In 1857, while the Dubuque Federal Customs House was under construction, several loads of stones shipped from southern Illinois were rejected because of inferior quality. Mathias Ham bought the shipment and started on a twenty-three-room, three-story addition made of limestone to his Lincoln Avenue home for himself and his family. Then in 1860 he married Margaret McLean, who bore him two more children. As Ham was recouping his losses, he completed his Dubuque mansion, furnishing it with taste and elegance.
Soon the Hams, Mathias and Margaret, opened their luxurious home to entertain the socially prominent in the city.
Their parties became well known and guests felt honored to be invited. Many partygoers remarked that Matthias Ham had thought of everything, noting the exquisite plaster rosettes and moldings of the fourteen-foot ceilings, the beautifully decorated window casings, and the burnished walnut staircases.

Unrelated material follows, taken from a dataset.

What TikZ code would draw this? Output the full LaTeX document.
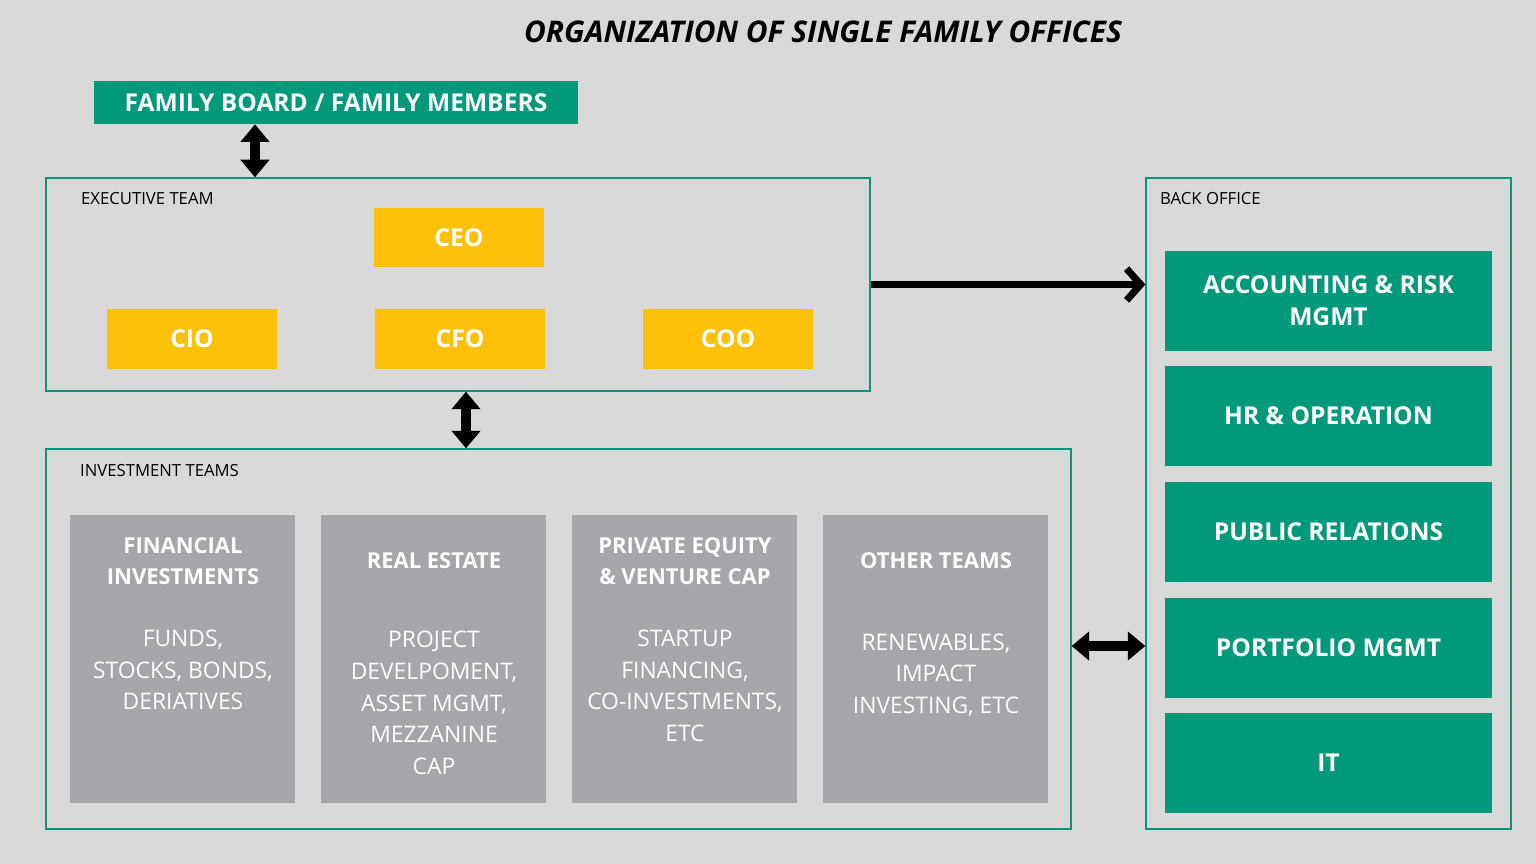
\documentclass[tikz,border=0pt]{standalone}
\usepackage{fontspec}
\setmainfont{Open Sans}
\usetikzlibrary{arrows.meta}
\definecolor{sfogreen}{RGB}{0,153,122}
\definecolor{sfoyellow}{RGB}{253,193,10}
\definecolor{sfogray}{RGB}{165,166,170}
\definecolor{sfobg}{RGB}{217,217,217}
\begin{document}
\begin{tikzpicture}[x=0.02cm,y=-0.02cm,
  frame/.style={draw=sfogreen, line width=0.8pt, inner sep=0pt},
  label/.style={anchor=west, font=\fontsize{9.5}{11}\selectfont},
  exec/.style={fill=sfoyellow, text=white, font=\bfseries\fontsize{14}{16}\selectfont,
    minimum width=3.4cm, minimum height=1.2cm, inner sep=0pt},
  team/.style={fill=sfogray, text=white, minimum width=4.5cm, minimum height=5.76cm, inner sep=0pt},
  office/.style={fill=sfogreen, text=white, font=\bfseries\fontsize{14}{18}\selectfont,
    minimum width=6.54cm, minimum height=2cm, inner sep=0pt, align=center},
  teamhead/.style={text=white, font=\bfseries\fontsize{12.5}{18}\selectfont, align=center},
  teambody/.style={text=white, font=\fontsize{13}{18}\selectfont, align=center},
  bigarrow/.style={line width=6pt, {Triangle[width=16pt,length=10pt]}-{Triangle[width=16pt,length=10pt]}}]
\fill[sfobg] (0,0) rectangle (1536,864);

% Title
\node[font=\bfseries\itshape\fontsize{17}{20}\selectfont] (title) at (823,32) {ORGANIZATION OF SINGLE FAMILY OFFICES};

% Family board
\node[fill=sfogreen, text=white, font=\bfseries\fontsize{14}{16}\selectfont,
  minimum width=9.68cm, minimum height=0.86cm, inner sep=0pt] (family) at (336,102.5) {FAMILY BOARD / FAMILY MEMBERS};

% Executive team
\node[frame, minimum width=16.48cm, minimum height=4.26cm] (execteam) at (458,284.5) {};
\node[label] (execlabel) at (75,199) {EXECUTIVE TEAM};
\node[exec] (ceo) at (459,237.5) {CEO};
\node[exec] (cio) at (192,339) {CIO};
\node[exec] (cfo) at (460,339) {CFO};
\node[exec] (coo) at (728,339) {COO};

% Investment teams
\node[frame, minimum width=20.5cm, minimum height=7.6cm] (invteam) at (558.5,639) {};
\node[label] (invlabel) at (74,471) {INVESTMENT TEAMS};
\foreach \x/\name in {182.5/fin, 433.5/re, 684.5/pe, 935.5/other}
  \node[team] (\name) at (\x,659) {};
\node[teamhead] at (183,561) {FINANCIAL\\INVESTMENTS};
\node[teambody] at (183,670) {FUNDS,\\STOCKS, BONDS,\\DERIATIVES};
\node[teamhead] at (434,561) {REAL ESTATE};
\node[teambody] at (434,703) {PROJECT\\DEVELPOMENT,\\ASSET MGMT,\\MEZZANINE\\CAP};
\node[teamhead] at (685,561) {PRIVATE EQUITY\\\& VENTURE CAP};
\node[teambody] at (685,686) {STARTUP\\FINANCING,\\CO-INVESTMENTS,\\ETC};
\node[teamhead] at (936,561) {OTHER TEAMS};
\node[teambody] at (936,675) {RENEWABLES,\\IMPACT\\INVESTING, ETC};

% Back office
\node[frame, minimum width=7.3cm, minimum height=13.02cm] (back) at (1328.5,503.5) {};
\node[label] (backlabel) at (1154,199) {BACK OFFICE};
\node[office] (acc) at (1328.5,301) {ACCOUNTING \& RISK\\MGMT};
\node[office] (hr) at (1328.5,416) {HR \& OPERATION};
\node[office] (pr) at (1328.5,532) {PUBLIC RELATIONS};
\node[office] (port) at (1328.5,648) {PORTFOLIO MGMT};
\node[office] (it) at (1328.5,763) {IT};

% Arrows
\draw[bigarrow] (family.south -| 255,0) -- (execteam.north -| 255,0);
\draw[bigarrow] (execteam.south -| 466,0) -- (invteam.north -| 466,0);
\draw[bigarrow] (invteam.east |- 0,646) -- (back.west |- 0,646);
\draw[line width=4pt, -{Straight Barb[length=8pt,width=18pt]}] (execteam.east) -- (execteam.east -| back.west);
\end{tikzpicture}
\end{document}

But there were things about the Ham house that fawning guests would probably never see: for instance, those twentyfive steps that led from the third floor up into a tall cupola that, like a giant crown, topped the building and afforded a splendid view of the river. Ham built it to observe the movement of his riverboats, an important part of guarding his steamboat fleet.
Pirates still roamed the Mississippi River in that era, plundering steamboats carrying lumber, foodstuffs, and various supplies. The story is that Ham’s spying out of the cupola eventually led to the capture of a band of pirates. When the pirates vowed vengeance, the Ham children seemed more excited than frightened. Nothing came of the threat. Then.